→ What to produce
Below are entries. Reproduce exactly the lines between the line holding "Emit a web page" and the line holding "const height = 302;", inclusive, and only those.

→ Data records
################

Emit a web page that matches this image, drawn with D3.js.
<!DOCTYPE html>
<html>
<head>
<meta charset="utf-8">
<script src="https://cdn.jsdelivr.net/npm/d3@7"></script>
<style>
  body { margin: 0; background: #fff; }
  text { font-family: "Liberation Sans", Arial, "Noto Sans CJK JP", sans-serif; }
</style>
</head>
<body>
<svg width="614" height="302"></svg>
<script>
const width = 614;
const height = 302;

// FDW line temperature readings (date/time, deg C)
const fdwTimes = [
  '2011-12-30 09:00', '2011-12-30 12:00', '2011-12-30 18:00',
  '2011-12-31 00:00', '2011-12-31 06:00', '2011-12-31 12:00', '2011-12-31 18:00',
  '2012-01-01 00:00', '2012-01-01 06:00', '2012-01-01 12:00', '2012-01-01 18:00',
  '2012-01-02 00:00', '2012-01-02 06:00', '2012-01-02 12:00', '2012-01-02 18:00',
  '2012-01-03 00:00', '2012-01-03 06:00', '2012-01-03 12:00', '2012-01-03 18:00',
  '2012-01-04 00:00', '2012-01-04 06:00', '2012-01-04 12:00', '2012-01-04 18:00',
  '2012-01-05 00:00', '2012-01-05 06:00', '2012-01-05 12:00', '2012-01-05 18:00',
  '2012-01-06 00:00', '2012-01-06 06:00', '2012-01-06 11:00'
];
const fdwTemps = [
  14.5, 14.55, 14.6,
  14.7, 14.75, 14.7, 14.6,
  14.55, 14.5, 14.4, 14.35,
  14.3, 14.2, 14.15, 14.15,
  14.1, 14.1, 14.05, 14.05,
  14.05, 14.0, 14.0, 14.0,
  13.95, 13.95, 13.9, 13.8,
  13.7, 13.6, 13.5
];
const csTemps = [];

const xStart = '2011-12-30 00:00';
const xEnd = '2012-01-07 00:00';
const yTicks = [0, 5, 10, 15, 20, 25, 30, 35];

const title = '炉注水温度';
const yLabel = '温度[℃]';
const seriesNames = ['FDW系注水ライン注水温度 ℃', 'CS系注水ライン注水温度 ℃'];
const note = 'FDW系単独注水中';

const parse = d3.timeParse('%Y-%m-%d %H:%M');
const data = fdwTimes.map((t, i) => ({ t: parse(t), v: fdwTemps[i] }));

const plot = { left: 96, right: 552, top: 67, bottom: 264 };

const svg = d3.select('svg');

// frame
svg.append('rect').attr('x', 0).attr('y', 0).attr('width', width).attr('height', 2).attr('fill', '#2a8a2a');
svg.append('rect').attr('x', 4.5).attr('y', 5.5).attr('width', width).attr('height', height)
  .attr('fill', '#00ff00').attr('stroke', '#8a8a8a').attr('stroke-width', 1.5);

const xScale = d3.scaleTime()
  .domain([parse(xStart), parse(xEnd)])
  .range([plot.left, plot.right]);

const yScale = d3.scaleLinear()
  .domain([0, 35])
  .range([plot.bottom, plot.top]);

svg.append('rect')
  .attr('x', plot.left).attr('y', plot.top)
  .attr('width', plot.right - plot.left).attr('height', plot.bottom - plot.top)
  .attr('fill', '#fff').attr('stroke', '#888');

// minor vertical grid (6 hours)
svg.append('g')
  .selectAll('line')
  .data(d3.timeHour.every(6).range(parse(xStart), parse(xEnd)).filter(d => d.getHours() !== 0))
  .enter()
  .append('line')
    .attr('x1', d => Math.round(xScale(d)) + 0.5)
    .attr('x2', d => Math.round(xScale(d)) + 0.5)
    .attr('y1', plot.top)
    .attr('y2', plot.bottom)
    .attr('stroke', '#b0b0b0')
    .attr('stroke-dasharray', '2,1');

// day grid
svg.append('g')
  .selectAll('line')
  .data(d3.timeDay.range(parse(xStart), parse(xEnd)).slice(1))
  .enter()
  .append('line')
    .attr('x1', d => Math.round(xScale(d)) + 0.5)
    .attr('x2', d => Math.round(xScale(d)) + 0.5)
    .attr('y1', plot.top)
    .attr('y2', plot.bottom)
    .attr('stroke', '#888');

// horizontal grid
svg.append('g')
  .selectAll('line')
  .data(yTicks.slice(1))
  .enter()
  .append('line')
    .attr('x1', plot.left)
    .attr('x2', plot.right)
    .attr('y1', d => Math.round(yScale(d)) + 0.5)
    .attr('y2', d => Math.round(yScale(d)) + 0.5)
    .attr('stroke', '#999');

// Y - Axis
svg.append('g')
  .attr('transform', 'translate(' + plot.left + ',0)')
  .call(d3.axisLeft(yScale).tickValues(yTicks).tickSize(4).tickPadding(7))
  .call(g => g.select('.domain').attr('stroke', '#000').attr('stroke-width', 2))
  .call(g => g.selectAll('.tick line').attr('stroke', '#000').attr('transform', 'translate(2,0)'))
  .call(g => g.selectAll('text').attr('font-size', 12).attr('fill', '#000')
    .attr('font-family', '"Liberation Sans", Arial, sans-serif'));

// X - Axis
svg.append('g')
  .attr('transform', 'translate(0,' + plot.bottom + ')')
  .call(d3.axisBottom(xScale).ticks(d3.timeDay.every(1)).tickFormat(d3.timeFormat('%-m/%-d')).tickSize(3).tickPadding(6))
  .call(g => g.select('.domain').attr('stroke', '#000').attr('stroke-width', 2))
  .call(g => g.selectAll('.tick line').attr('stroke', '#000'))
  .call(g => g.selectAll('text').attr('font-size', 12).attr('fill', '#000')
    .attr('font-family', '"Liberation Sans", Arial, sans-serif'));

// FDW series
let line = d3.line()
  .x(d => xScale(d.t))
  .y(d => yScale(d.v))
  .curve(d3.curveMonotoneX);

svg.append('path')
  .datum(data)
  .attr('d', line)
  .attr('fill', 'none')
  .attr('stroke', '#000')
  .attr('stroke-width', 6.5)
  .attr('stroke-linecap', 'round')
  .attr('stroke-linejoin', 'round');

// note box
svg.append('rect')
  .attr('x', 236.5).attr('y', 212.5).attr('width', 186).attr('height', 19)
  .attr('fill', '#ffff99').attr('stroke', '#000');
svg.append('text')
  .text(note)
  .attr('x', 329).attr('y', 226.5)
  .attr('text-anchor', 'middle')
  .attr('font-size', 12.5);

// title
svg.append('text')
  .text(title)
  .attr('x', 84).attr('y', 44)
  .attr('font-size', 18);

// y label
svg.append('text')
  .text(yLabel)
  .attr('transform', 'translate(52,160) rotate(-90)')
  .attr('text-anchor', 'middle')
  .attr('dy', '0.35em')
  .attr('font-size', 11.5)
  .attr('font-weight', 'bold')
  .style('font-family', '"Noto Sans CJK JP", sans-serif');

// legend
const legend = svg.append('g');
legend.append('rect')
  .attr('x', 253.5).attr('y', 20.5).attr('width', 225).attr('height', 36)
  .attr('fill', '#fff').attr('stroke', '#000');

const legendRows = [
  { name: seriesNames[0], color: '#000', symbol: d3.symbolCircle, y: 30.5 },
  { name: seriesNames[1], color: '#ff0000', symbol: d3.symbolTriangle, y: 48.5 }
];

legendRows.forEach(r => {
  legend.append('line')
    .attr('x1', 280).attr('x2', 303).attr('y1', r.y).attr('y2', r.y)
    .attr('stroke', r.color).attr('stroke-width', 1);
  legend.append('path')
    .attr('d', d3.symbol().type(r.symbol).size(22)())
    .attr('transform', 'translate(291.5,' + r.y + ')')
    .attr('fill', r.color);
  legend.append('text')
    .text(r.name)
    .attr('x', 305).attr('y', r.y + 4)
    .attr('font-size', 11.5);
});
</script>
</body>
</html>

################

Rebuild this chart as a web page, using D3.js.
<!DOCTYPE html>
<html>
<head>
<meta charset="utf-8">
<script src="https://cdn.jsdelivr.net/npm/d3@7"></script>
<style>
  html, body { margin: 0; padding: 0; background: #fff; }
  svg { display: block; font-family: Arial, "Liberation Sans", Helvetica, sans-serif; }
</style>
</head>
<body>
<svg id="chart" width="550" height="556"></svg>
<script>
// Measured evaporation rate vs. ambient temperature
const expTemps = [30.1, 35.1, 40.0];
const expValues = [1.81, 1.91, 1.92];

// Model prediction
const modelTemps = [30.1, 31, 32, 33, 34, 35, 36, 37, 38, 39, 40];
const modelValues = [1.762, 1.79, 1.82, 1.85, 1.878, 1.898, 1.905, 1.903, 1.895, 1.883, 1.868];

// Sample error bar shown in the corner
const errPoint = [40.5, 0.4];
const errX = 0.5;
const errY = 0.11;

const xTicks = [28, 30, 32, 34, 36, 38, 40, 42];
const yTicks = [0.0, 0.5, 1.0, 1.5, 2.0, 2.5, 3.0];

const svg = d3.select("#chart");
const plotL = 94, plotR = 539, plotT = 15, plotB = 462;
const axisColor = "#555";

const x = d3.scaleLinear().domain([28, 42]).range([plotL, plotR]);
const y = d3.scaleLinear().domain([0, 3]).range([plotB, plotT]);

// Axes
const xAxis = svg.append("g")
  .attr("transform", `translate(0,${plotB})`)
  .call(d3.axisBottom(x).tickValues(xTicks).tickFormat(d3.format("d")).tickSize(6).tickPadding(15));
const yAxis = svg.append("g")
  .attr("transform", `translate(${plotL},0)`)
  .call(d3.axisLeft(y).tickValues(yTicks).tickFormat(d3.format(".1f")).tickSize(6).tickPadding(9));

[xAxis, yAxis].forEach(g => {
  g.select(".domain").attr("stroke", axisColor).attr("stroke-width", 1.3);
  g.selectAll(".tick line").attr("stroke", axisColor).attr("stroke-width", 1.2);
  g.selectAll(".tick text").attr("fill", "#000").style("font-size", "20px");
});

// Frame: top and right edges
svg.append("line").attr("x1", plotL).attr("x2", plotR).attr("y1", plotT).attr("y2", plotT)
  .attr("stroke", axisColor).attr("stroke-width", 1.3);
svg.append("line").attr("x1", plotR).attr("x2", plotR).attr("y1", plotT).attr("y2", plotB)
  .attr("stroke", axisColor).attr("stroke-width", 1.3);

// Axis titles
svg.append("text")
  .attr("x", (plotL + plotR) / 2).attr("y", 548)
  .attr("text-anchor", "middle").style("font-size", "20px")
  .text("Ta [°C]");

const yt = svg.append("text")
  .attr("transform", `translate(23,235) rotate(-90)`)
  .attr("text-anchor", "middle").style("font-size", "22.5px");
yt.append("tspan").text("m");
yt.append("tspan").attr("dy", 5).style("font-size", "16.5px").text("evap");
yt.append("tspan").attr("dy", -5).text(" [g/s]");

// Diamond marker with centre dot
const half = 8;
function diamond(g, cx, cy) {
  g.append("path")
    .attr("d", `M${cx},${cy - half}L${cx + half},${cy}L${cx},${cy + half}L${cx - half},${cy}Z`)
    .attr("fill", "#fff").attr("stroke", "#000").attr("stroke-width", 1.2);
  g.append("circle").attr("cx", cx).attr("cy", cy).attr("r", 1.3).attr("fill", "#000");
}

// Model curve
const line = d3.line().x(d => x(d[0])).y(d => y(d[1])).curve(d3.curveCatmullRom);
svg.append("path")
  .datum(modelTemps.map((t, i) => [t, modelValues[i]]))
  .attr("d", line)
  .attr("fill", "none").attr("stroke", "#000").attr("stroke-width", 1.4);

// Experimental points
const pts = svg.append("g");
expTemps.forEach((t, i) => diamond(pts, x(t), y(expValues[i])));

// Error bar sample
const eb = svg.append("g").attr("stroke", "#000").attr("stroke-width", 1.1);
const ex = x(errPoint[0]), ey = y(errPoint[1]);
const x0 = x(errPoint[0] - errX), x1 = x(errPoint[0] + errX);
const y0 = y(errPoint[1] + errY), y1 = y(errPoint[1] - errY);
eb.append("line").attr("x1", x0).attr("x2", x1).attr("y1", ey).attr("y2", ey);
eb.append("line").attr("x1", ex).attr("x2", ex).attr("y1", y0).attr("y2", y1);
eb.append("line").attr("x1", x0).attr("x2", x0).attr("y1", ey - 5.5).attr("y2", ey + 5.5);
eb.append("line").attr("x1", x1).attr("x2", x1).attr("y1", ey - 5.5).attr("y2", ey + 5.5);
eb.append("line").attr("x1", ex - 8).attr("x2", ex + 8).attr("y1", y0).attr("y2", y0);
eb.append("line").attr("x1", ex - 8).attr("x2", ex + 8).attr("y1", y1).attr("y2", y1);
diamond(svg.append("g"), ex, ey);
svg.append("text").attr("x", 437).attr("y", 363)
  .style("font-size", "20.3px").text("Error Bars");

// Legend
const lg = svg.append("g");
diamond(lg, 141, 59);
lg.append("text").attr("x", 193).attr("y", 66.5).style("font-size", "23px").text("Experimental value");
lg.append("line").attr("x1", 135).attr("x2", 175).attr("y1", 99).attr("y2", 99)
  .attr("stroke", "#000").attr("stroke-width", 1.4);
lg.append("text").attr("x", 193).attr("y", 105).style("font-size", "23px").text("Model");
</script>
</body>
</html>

################

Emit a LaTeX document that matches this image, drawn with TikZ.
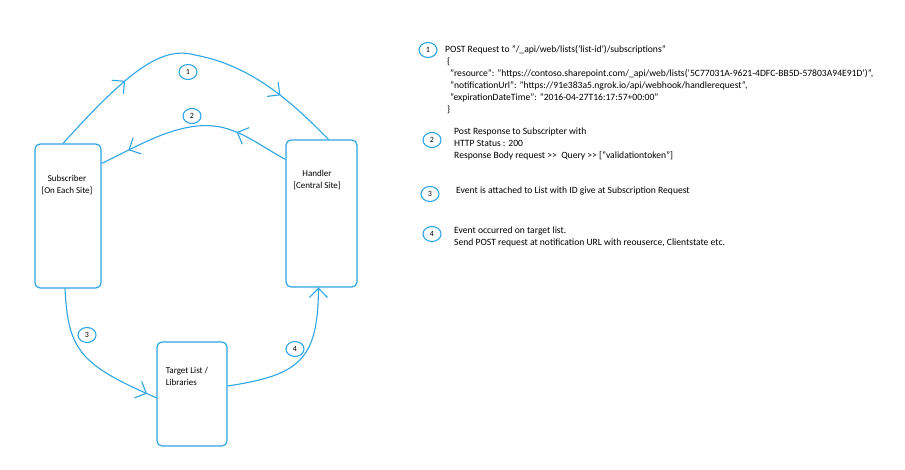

################

→ Result of the task
Emit a web page that matches this image, drawn with D3.js.
<!DOCTYPE html>
<html>
<head>
<meta charset="utf-8">
<script src="https://cdn.jsdelivr.net/npm/d3@7"></script>
<style>
  body { margin: 0; background: #fff; }
  text { font-family: "Liberation Sans", Arial, "Noto Sans CJK JP", sans-serif; }
</style>
</head>
<body>
<svg width="614" height="302"></svg>
<script>
const width = 614;
const height = 302;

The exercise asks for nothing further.